» **EXERCISE OBJECTIVE**
Write the data below out exactly as it stands. Do not include the pictures.
>> begin PROVIDED DATA
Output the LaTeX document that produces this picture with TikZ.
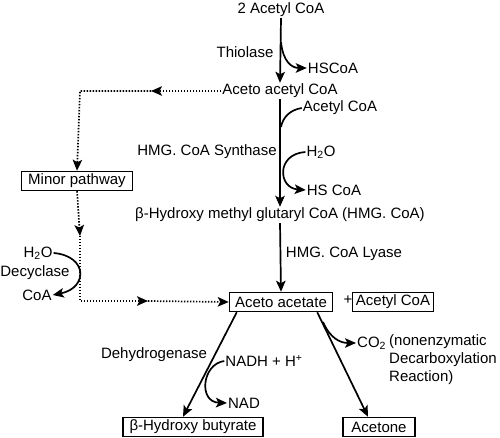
\documentclass[tikz,border=0pt]{standalone}
\usepackage{fontspec}
\setmainfont{Liberation Sans}
\usetikzlibrary{arrows.meta}
\begin{document}
\begin{tikzpicture}[x=1pt,y=-1pt,
  font=\fontsize{15}{18}\selectfont,
  txt/.style={inner sep=1pt},
  box/.style={draw, line width=1.5pt, inner xsep=3pt, inner ysep=2pt, minimum height=19pt},
  tip/.style={-{Stealth[length=11pt,width=9.5pt,inset=2.5pt]}},
  flow/.style={line width=1.7pt, tip},
  plain/.style={line width=1.7pt},
  dots/.style={line width=1.7pt, dash pattern=on 1.4pt off 1.6pt}
]
\useasboundingbox (0,0) rectangle (500,438);

% main chain
\node[txt] (a2) at (281,10) {2 Acetyl CoA};
\node[txt] (aac) at (280,91) {Aceto acetyl CoA};
\node[txt] (hmg) at (280,215) {β-Hydroxy methyl glutaryl CoA (HMG. CoA)};
\node[box, minimum width=103pt] (aa) at (281,302) {Aceto acetate};
\node[txt] (plus) at (348,300) {+};
\node[box, minimum width=81pt] (ac2) at (393,302) {Acetyl CoA};
\node[box, minimum width=140pt] (bhb) at (193,427) {β-Hydroxy butyrate};
\node[box, minimum width=72pt] (ace) at (379,427) {Acetone};
\node[box, minimum width=111pt] (mp) at (77,181) {Minor pathway};

% labels
\node[txt] (thio) at (245,52) {Thiolase};
\node[txt] (hscoa) at (333,68) {HSCoA};
\node[txt] (acin) at (340,108) {Acetyl CoA};
\node[txt] (syn) at (207,152) {HMG. CoA Synthase};
\node[txt] (h2o) at (321,152) {H\textsubscript{2}O};
\node[txt] (hsc) at (334,190) {HS CoA};
\node[txt] (lyase) at (344,254) {HMG. CoA Lyase};
\node[txt] (h2ol) at (38,253) {H\textsubscript{2}O};
\node[txt] (decy) at (35,273) {Decyclase};
\node[txt] (coal) at (37,295) {CoA};
\node[txt] (dehy) at (154,355) {Dehydrogenase};
\node[txt] (nadh) at (264,361) {NADH + H\textsuperscript{+}};
\node[txt] (nad) at (244,403) {NAD};
\node[txt, anchor=west] (co2) at (356,343) {CO\textsubscript{2}};
\node[txt, anchor=north west, align=left] (nonenz) at (388,333) {(nonenzymatic\\ Decarboxylation\\ Reaction)};

% main arrows
\draw[flow] (a2.south) -- (aac.north);
\draw[flow] (aac.south) -- (hmg.north);
\draw[flow] (hmg.south) -- (aa.north);
\draw[flow] ([xshift=8pt]aa.south west) -- ([xshift=-10pt]bhb.north);
\draw[flow] ([xshift=-16pt]aa.south east) -- ([xshift=-11pt]ace.north);

% side arrows
\draw[flow] (281,42) .. controls (283,62) and (292,68) .. (hscoa.west);
\draw[plain] (acin.west) .. controls (290,110) and (283,117) .. (281,127);
\draw[flow] (h2o.west) .. controls (276,154) and (278,188) .. (hsc.west);
\draw[flow] (h2ol.east) .. controls (88,256) and (88,288) .. (coal.east);
\draw[flow] (nadh.west) .. controls (202,364) and (198,402) .. (nad.west);
\draw[flow] (323,322) .. controls (330,338) and (340,343) .. (co2.west);

% minor pathway (dotted)
\coordinate (m1) at (151,91);
\coordinate (c1) at (80,91);
\coordinate (m2) at (80,236);
\coordinate (c2) at (80,301);
\coordinate (m3) at (148,301);
\draw[dots, tip] (aac.west) -- (m1);
\draw[dots, tip] (m1) -- (c1) -- (mp.north);
\draw[dots, tip] (mp.south) -- (m2);
\draw[dots, tip] (m2) -- (c2) -- (m3);
\draw[dots, tip] (m3) -- (aa.west);
\end{tikzpicture}
\end{document}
>> end PROVIDED DATA
» **IN RESPONSE**
Output the LaTeX document that produces this picture with TikZ.
\documentclass[tikz,border=0pt]{standalone}
\usepackage{fontspec}
\setmainfont{Liberation Sans}
\usetikzlibrary{arrows.meta}
\begin{document}
\begin{tikzpicture}[x=1pt,y=-1pt,
  font=\fontsize{15}{18}\selectfont,
  txt/.style={inner sep=1pt},
  box/.style={draw, line width=1.5pt, inner xsep=3pt, inner ysep=2pt, minimum height=19pt},
  tip/.style={-{Stealth[length=11pt,width=9.5pt,inset=2.5pt]}},
  flow/.style={line width=1.7pt, tip},
  plain/.style={line width=1.7pt},
  dots/.style={line width=1.7pt, dash pattern=on 1.4pt off 1.6pt}
]
\useasboundingbox (0,0) rectangle (500,438);

% main chain
\node[txt] (a2) at (281,10) {2 Acetyl CoA};
\node[txt] (aac) at (280,91) {Aceto acetyl CoA};
\node[txt] (hmg) at (280,215) {β-Hydroxy methyl glutaryl CoA (HMG. CoA)};
\node[box, minimum width=103pt] (aa) at (281,302) {Aceto acetate};
\node[txt] (plus) at (348,300) {+};
\node[box, minimum width=81pt] (ac2) at (393,302) {Acetyl CoA};
\node[box, minimum width=140pt] (bhb) at (193,427) {β-Hydroxy butyrate};
\node[box, minimum width=72pt] (ace) at (379,427) {Acetone};
\node[box, minimum width=111pt] (mp) at (77,181) {Minor pathway};

% labels
\node[txt] (thio) at (245,52) {Thiolase};
\node[txt] (hscoa) at (333,68) {HSCoA};
\node[txt] (acin) at (340,108) {Acetyl CoA};
\node[txt] (syn) at (207,152) {HMG. CoA Synthase};
\node[txt] (h2o) at (321,152) {H\textsubscript{2}O};
\node[txt] (hsc) at (334,190) {HS CoA};
\node[txt] (lyase) at (344,254) {HMG. CoA Lyase};
\node[txt] (h2ol) at (38,253) {H\textsubscript{2}O};
\node[txt] (decy) at (35,273) {Decyclase};
\node[txt] (coal) at (37,295) {CoA};
\node[txt] (dehy) at (154,355) {Dehydrogenase};
\node[txt] (nadh) at (264,361) {NADH + H\textsuperscript{+}};
\node[txt] (nad) at (244,403) {NAD};
\node[txt, anchor=west] (co2) at (356,343) {CO\textsubscript{2}};
\node[txt, anchor=north west, align=left] (nonenz) at (388,333) {(nonenzymatic\\ Decarboxylation\\ Reaction)};

% main arrows
\draw[flow] (a2.south) -- (aac.north);
\draw[flow] (aac.south) -- (hmg.north);
\draw[flow] (hmg.south) -- (aa.north);
\draw[flow] ([xshift=8pt]aa.south west) -- ([xshift=-10pt]bhb.north);
\draw[flow] ([xshift=-16pt]aa.south east) -- ([xshift=-11pt]ace.north);

% side arrows
\draw[flow] (281,42) .. controls (283,62) and (292,68) .. (hscoa.west);
\draw[plain] (acin.west) .. controls (290,110) and (283,117) .. (281,127);
\draw[flow] (h2o.west) .. controls (276,154) and (278,188) .. (hsc.west);
\draw[flow] (h2ol.east) .. controls (88,256) and (88,288) .. (coal.east);
\draw[flow] (nadh.west) .. controls (202,364) and (198,402) .. (nad.west);
\draw[flow] (323,322) .. controls (330,338) and (340,343) .. (co2.west);

% minor pathway (dotted)
\coordinate (m1) at (151,91);
\coordinate (c1) at (80,91);
\coordinate (m2) at (80,236);
\coordinate (c2) at (80,301);
\coordinate (m3) at (148,301);
\draw[dots, tip] (aac.west) -- (m1);
\draw[dots, tip] (m1) -- (c1) -- (mp.north);
\draw[dots, tip] (mp.south) -- (m2);
\draw[dots, tip] (m2) -- (c2) -- (m3);
\draw[dots, tip] (m3) -- (aa.west);
\end{tikzpicture}
\end{document}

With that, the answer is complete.